— SHORT TASK —
Transcribe the listing exactly, leaving out every picture.

— INFORMATION SUPPLIED —
-- BEGIN --
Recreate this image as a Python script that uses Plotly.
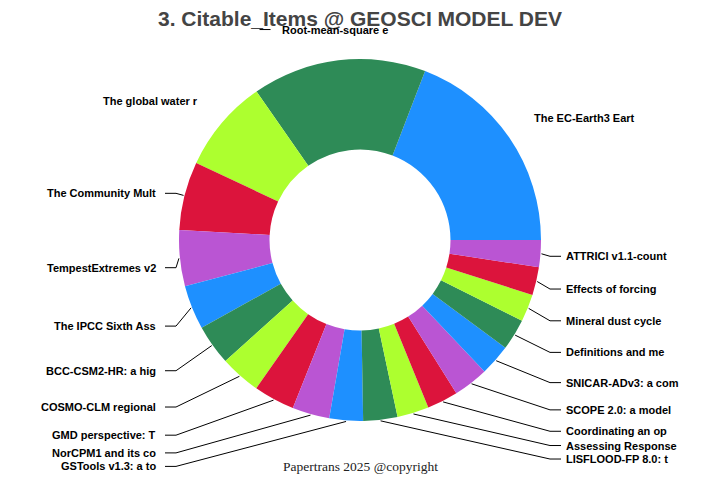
import math
import plotly.graph_objects as go

titles = [
    "The EC-Earth3 Eart", "Root-mean-square e", "The global water r",
    "The Community Mult", "TempestExtremes v2", "The IPCC Sixth Ass",
    "BCC-CSM2-HR: a hig", "COSMO-CLM regional", "GMD perspective: T",
    "NorCPM1 and its co", "GSTools v1.3: a to", "LISFLOOD-FP 8.0: t",
    "Assessing Response", "Coordinating an op", "SCOPE 2.0: a model",
    "SNICAR-ADv3: a com", "Definitions and me", "Mineral dust cycle",
    "Effects of forcing", "ATTRICI v1.1-count",
]
values = [69, 56, 30, 22, 18, 14.2, 13, 13.1, 13.2, 12, 10.8, 11, 10.2, 10,
          11.3, 10, 10.1, 8.8, 9, 8.7]
palette = ["#1E90FF", "#2E8B57", "#ADFF2F", "#DC143C", "#BA55D3"]
colors = [palette[i % len(palette)] for i in range(len(values))]

# ---- geometry (pixels) ----
W, H = 720, 480
CX, CY, R = 360, 240, 181
total = sum(values)


def px(x):
    return x / W


def py(y):
    return 1 - y / H


fig = go.Figure(go.Pie(
    labels=titles,
    values=values,
    textinfo="none",
    hole=0.5,
    sort=False,
    direction="counterclockwise",
    rotation=90 - values[0] / total * 360,
    marker=dict(colors=colors),
    showlegend=False,
    domain=dict(x=[px(CX - R), px(CX + R)], y=[py(CY + R), py(CY - R)]),
))

# ---- label layout computed from slice angles ----
mids = []
acc = 0.0
for v in values:
    mids.append(math.radians((acc + v / 2) / total * 360))
    acc += v

labels = []
for i, th in enumerate(mids):
    s, c = math.sin(th), math.cos(th)
    side = "right" if c >= 0 else "left"
    if s > 0.9:
        mode = "top"
        y = CY - 212 * s
    elif s > 0.3:
        mode = "ring"
        y = CY - 215 * s
    else:
        mode = "column"
        y = CY + (0 if side == "right" else 6) - 215 * s
    labels.append(dict(i=i, th=th, side=side, mode=mode, y=y))

gap, ymax = 13.5, 467
for side in ("right", "left"):
    grp = sorted([l for l in labels if l["side"] == side], key=lambda l: l["y"])
    for k in range(1, len(grp)):
        grp[k]["y"] = max(grp[k]["y"], grp[k - 1]["y"] + gap)
    if grp and grp[-1]["y"] > ymax:
        grp[-1]["y"] = ymax
        for k in range(len(grp) - 2, -1, -1):
            grp[k]["y"] = min(grp[k]["y"], grp[k + 1]["y"] - gap)

annotations = []
shapes = []
lab_font = dict(family="Liberation Sans, Arial, sans-serif", size=11, color="black")
for l in labels:
    th, y = l["th"], l["y"]
    text = "<b>" + titles[l["i"]] + "</b>"
    if l["mode"] == "top":
        x = CX + 212 * math.cos(th)
        annotations.append(dict(text=text, x=px(x), y=py(y), xanchor="center", yanchor="middle"))
        shapes.append(dict(type="line", x0=px(x - 75), x1=px(x - 64), y0=py(y), y1=py(y)))
    elif l["mode"] == "ring":
        x = CX + 209 * math.cos(th)
        annotations.append(dict(text=text, x=px(x), y=py(y),
                                xanchor="left" if l["side"] == "right" else "right",
                                yanchor="middle"))
    else:
        sx = CX + (R + 1) * math.cos(th)
        sy = CY - (R + 1) * math.sin(th)
        if l["side"] == "right":
            xa, xb, xt, anc = CX + 190, CX + 201, CX + 204, "left"
        else:
            xa, xb, xt, anc = CX - 184, CX - 195, CX - 202, "right"
        path = "M{},{} L{},{} L{},{}".format(px(sx), py(sy), px(xa), py(y), px(xb), py(y))
        shapes.append(dict(type="path", path=path))
        annotations.append(dict(text=text, x=px(xt), y=py(y), xanchor=anc, yanchor="middle"))

for a in annotations:
    a.update(xref="paper", yref="paper", showarrow=False, font=lab_font)
for s in shapes:
    s.update(xref="paper", yref="paper", line=dict(color="black", width=1))

annotations.append(dict(text="Papertrans 2025 @copyright", x=px(CX), y=py(466),
                        xref="paper", yref="paper", showarrow=False,
                        xanchor="center", yanchor="middle",
                        font=dict(family="Liberation Serif, Times New Roman, serif",
                                  size=13.5, color="#222")))

fig.update_layout(
    width=W, height=H,
    margin=dict(l=0, r=0, t=0, b=0),
    paper_bgcolor="white",
    title=dict(text="<b>3. Citable_Items @ GEOSCI MODEL DEV</b>", x=0.5, y=0.962,
               xanchor="center", yanchor="middle",
               font=dict(family="Liberation Sans, Arial, sans-serif", size=21, color="#444")),
    annotations=annotations,
    shapes=shapes,
)

fig.write_html("out.html")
-- END --
— PROBLEM SOLUTION —
Recreate this image as a Python script that uses Plotly.
import math
import plotly.graph_objects as go

titles = [
    "The EC-Earth3 Eart", "Root-mean-square e", "The global water r",
    "The Community Mult", "TempestExtremes v2", "The IPCC Sixth Ass",
    "BCC-CSM2-HR: a hig", "COSMO-CLM regional", "GMD perspective: T",
    "NorCPM1 and its co", "GSTools v1.3: a to", "LISFLOOD-FP 8.0: t",
    "Assessing Response", "Coordinating an op", "SCOPE 2.0: a model",
    "SNICAR-ADv3: a com", "Definitions and me", "Mineral dust cycle",
    "Effects of forcing", "ATTRICI v1.1-count",
]
values = [69, 56, 30, 22, 18, 14.2, 13, 13.1, 13.2, 12, 10.8, 11, 10.2, 10,
          11.3, 10, 10.1, 8.8, 9, 8.7]
palette = ["#1E90FF", "#2E8B57", "#ADFF2F", "#DC143C", "#BA55D3"]
colors = [palette[i % len(palette)] for i in range(len(values))]

# ---- geometry (pixels) ----
W, H = 720, 480
CX, CY, R = 360, 240, 181
total = sum(values)


def px(x):
    return x / W


def py(y):
    return 1 - y / H


fig = go.Figure(go.Pie(
    labels=titles,
    values=values,
    textinfo="none",
    hole=0.5,
    sort=False,
    direction="counterclockwise",
    rotation=90 - values[0] / total * 360,
    marker=dict(colors=colors),
    showlegend=False,
    domain=dict(x=[px(CX - R), px(CX + R)], y=[py(CY + R), py(CY - R)]),
))

# ---- label layout computed from slice angles ----
mids = []
acc = 0.0
for v in values:
    mids.append(math.radians((acc + v / 2) / total * 360))
    acc += v

labels = []
for i, th in enumerate(mids):
    s, c = math.sin(th), math.cos(th)
    side = "right" if c >= 0 else "left"
    if s > 0.9:
        mode = "top"
        y = CY - 212 * s
    elif s > 0.3:
        mode = "ring"
        y = CY - 215 * s
    else:
        mode = "column"
        y = CY + (0 if side == "right" else 6) - 215 * s
    labels.append(dict(i=i, th=th, side=side, mode=mode, y=y))

gap, ymax = 13.5, 467
for side in ("right", "left"):
    grp = sorted([l for l in labels if l["side"] == side], key=lambda l: l["y"])
    for k in range(1, len(grp)):
        grp[k]["y"] = max(grp[k]["y"], grp[k - 1]["y"] + gap)
    if grp and grp[-1]["y"] > ymax:
        grp[-1]["y"] = ymax
        for k in range(len(grp) - 2, -1, -1):
            grp[k]["y"] = min(grp[k]["y"], grp[k + 1]["y"] - gap)

annotations = []
shapes = []
lab_font = dict(family="Liberation Sans, Arial, sans-serif", size=11, color="black")
for l in labels:
    th, y = l["th"], l["y"]
    text = "<b>" + titles[l["i"]] + "</b>"
    if l["mode"] == "top":
        x = CX + 212 * math.cos(th)
        annotations.append(dict(text=text, x=px(x), y=py(y), xanchor="center", yanchor="middle"))
        shapes.append(dict(type="line", x0=px(x - 75), x1=px(x - 64), y0=py(y), y1=py(y)))
    elif l["mode"] == "ring":
        x = CX + 209 * math.cos(th)
        annotations.append(dict(text=text, x=px(x), y=py(y),
                                xanchor="left" if l["side"] == "right" else "right",
                                yanchor="middle"))
    else:
        sx = CX + (R + 1) * math.cos(th)
        sy = CY - (R + 1) * math.sin(th)
        if l["side"] == "right":
            xa, xb, xt, anc = CX + 190, CX + 201, CX + 204, "left"
        else:
            xa, xb, xt, anc = CX - 184, CX - 195, CX - 202, "right"
        path = "M{},{} L{},{} L{},{}".format(px(sx), py(sy), px(xa), py(y), px(xb), py(y))
        shapes.append(dict(type="path", path=path))
        annotations.append(dict(text=text, x=px(xt), y=py(y), xanchor=anc, yanchor="middle"))

for a in annotations:
    a.update(xref="paper", yref="paper", showarrow=False, font=lab_font)
for s in shapes:
    s.update(xref="paper", yref="paper", line=dict(color="black", width=1))

annotations.append(dict(text="Papertrans 2025 @copyright", x=px(CX), y=py(466),
                        xref="paper", yref="paper", showarrow=False,
                        xanchor="center", yanchor="middle",
                        font=dict(family="Liberation Serif, Times New Roman, serif",
                                  size=13.5, color="#222")))

fig.update_layout(
    width=W, height=H,
    margin=dict(l=0, r=0, t=0, b=0),
    paper_bgcolor="white",
    title=dict(text="<b>3. Citable_Items @ GEOSCI MODEL DEV</b>", x=0.5, y=0.962,
               xanchor="center", yanchor="middle",
               font=dict(family="Liberation Sans, Arial, sans-serif", size=21, color="#444")),
    annotations=annotations,
    shapes=shapes,
)

fig.write_html("out.html")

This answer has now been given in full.